JOB: Write out the opening lines of the data word for word, up to and including the line with "0.950, 0.921, 0.919, 0.920];", and leave every picture and every later line out.

DATASET SECTION:
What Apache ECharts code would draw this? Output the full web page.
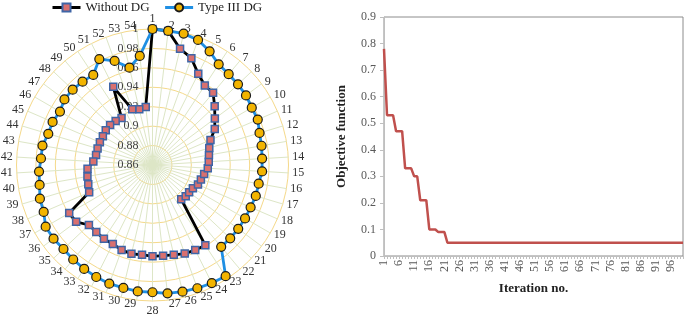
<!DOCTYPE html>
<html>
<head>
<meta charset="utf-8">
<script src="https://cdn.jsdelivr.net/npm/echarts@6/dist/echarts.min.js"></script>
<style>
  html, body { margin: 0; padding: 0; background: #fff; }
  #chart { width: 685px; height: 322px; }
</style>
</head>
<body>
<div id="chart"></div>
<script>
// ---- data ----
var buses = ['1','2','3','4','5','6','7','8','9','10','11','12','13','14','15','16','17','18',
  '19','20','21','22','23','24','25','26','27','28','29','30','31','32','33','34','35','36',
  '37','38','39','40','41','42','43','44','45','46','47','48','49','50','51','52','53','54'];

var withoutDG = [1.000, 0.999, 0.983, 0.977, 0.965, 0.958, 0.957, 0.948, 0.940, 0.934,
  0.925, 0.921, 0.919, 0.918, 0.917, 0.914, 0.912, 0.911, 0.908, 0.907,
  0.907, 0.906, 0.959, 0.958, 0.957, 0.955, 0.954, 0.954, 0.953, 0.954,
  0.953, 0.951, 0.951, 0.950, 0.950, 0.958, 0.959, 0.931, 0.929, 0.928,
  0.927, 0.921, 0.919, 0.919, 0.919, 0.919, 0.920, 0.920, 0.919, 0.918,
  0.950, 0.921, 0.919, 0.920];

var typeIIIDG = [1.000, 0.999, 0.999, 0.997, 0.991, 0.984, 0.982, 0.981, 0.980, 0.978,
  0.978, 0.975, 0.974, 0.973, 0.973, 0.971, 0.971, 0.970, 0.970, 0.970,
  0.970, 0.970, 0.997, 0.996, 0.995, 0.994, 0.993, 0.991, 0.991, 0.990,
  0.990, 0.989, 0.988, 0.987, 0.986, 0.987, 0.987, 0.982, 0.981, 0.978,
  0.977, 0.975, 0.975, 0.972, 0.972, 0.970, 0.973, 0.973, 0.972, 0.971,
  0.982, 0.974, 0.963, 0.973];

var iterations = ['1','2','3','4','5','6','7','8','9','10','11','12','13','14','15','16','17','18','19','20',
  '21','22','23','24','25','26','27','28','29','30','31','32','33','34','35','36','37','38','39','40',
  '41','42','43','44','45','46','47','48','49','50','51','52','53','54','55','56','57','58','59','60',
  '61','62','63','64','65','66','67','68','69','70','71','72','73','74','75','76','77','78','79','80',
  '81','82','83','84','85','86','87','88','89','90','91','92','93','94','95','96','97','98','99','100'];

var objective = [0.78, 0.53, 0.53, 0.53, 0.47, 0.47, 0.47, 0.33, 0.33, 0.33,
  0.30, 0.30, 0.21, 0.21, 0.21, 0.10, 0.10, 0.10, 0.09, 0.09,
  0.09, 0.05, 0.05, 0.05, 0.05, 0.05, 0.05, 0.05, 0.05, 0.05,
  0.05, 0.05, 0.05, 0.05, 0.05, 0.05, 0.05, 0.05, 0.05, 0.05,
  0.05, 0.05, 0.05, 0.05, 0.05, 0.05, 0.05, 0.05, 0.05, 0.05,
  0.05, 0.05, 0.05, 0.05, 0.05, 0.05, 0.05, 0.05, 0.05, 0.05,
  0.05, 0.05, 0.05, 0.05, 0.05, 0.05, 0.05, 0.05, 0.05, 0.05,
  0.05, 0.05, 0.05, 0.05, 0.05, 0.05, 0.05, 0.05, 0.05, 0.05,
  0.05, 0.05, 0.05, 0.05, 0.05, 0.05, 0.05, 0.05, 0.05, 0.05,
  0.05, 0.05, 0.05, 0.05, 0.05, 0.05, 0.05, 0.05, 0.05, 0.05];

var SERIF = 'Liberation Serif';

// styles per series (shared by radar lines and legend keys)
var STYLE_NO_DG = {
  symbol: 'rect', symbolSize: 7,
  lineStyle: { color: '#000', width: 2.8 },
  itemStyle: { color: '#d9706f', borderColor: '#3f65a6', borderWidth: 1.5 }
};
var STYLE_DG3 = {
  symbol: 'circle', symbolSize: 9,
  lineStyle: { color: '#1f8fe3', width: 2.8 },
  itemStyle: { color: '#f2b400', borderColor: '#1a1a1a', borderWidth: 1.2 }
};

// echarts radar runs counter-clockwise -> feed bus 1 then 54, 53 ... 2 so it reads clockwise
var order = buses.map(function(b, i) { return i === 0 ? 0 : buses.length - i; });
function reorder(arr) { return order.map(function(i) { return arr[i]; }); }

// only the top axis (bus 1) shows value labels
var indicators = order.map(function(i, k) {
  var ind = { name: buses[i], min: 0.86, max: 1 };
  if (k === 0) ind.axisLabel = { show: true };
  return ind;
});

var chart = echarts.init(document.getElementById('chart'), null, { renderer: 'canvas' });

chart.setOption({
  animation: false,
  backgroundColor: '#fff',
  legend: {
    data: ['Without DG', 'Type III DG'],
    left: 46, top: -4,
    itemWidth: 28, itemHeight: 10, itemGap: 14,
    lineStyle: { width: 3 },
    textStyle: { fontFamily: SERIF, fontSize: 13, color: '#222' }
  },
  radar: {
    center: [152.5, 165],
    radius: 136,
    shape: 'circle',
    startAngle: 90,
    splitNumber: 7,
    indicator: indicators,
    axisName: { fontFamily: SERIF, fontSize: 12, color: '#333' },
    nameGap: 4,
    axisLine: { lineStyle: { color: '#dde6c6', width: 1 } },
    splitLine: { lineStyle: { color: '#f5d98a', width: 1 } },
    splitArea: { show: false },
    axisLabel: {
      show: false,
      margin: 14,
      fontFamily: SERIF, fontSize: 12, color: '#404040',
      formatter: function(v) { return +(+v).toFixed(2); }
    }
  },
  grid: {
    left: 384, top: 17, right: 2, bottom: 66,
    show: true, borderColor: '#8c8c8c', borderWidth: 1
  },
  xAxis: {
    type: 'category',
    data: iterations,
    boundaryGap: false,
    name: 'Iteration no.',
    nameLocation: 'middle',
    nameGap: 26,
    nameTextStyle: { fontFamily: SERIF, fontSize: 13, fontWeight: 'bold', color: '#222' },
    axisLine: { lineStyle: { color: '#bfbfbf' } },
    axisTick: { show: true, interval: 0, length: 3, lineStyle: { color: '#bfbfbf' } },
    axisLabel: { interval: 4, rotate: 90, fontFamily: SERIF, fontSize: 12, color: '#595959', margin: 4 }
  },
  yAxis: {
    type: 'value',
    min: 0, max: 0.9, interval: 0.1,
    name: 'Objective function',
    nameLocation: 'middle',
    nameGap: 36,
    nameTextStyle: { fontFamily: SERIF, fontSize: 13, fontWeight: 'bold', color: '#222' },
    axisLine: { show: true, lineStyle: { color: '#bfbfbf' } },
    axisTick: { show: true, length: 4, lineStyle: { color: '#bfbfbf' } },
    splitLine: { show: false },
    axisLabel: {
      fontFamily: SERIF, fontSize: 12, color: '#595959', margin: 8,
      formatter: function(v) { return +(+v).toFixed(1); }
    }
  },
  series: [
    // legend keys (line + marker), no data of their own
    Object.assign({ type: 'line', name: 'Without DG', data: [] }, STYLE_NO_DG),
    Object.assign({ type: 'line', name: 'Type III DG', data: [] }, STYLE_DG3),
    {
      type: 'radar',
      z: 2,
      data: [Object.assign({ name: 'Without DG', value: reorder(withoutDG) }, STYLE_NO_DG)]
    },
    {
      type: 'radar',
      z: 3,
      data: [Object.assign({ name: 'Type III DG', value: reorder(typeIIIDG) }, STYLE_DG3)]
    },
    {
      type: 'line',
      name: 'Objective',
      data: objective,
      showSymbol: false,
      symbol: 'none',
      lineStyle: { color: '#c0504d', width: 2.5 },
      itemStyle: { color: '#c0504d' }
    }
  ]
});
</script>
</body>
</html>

RESULT OF THIS EXERCISE:
What Apache ECharts code would draw this? Output the full web page.
<!DOCTYPE html>
<html>
<head>
<meta charset="utf-8">
<script src="https://cdn.jsdelivr.net/npm/echarts@6/dist/echarts.min.js"></script>
<style>
  html, body { margin: 0; padding: 0; background: #fff; }
  #chart { width: 685px; height: 322px; }
</style>
</head>
<body>
<div id="chart"></div>
<script>
// ---- data ----
var buses = ['1','2','3','4','5','6','7','8','9','10','11','12','13','14','15','16','17','18',
  '19','20','21','22','23','24','25','26','27','28','29','30','31','32','33','34','35','36',
  '37','38','39','40','41','42','43','44','45','46','47','48','49','50','51','52','53','54'];

var withoutDG = [1.000, 0.999, 0.983, 0.977, 0.965, 0.958, 0.957, 0.948, 0.940, 0.934,
  0.925, 0.921, 0.919, 0.918, 0.917, 0.914, 0.912, 0.911, 0.908, 0.907,
  0.907, 0.906, 0.959, 0.958, 0.957, 0.955, 0.954, 0.954, 0.953, 0.954,
  0.953, 0.951, 0.951, 0.950, 0.950, 0.958, 0.959, 0.931, 0.929, 0.928,
  0.927, 0.921, 0.919, 0.919, 0.919, 0.919, 0.920, 0.920, 0.919, 0.918,
  0.950, 0.921, 0.919, 0.920];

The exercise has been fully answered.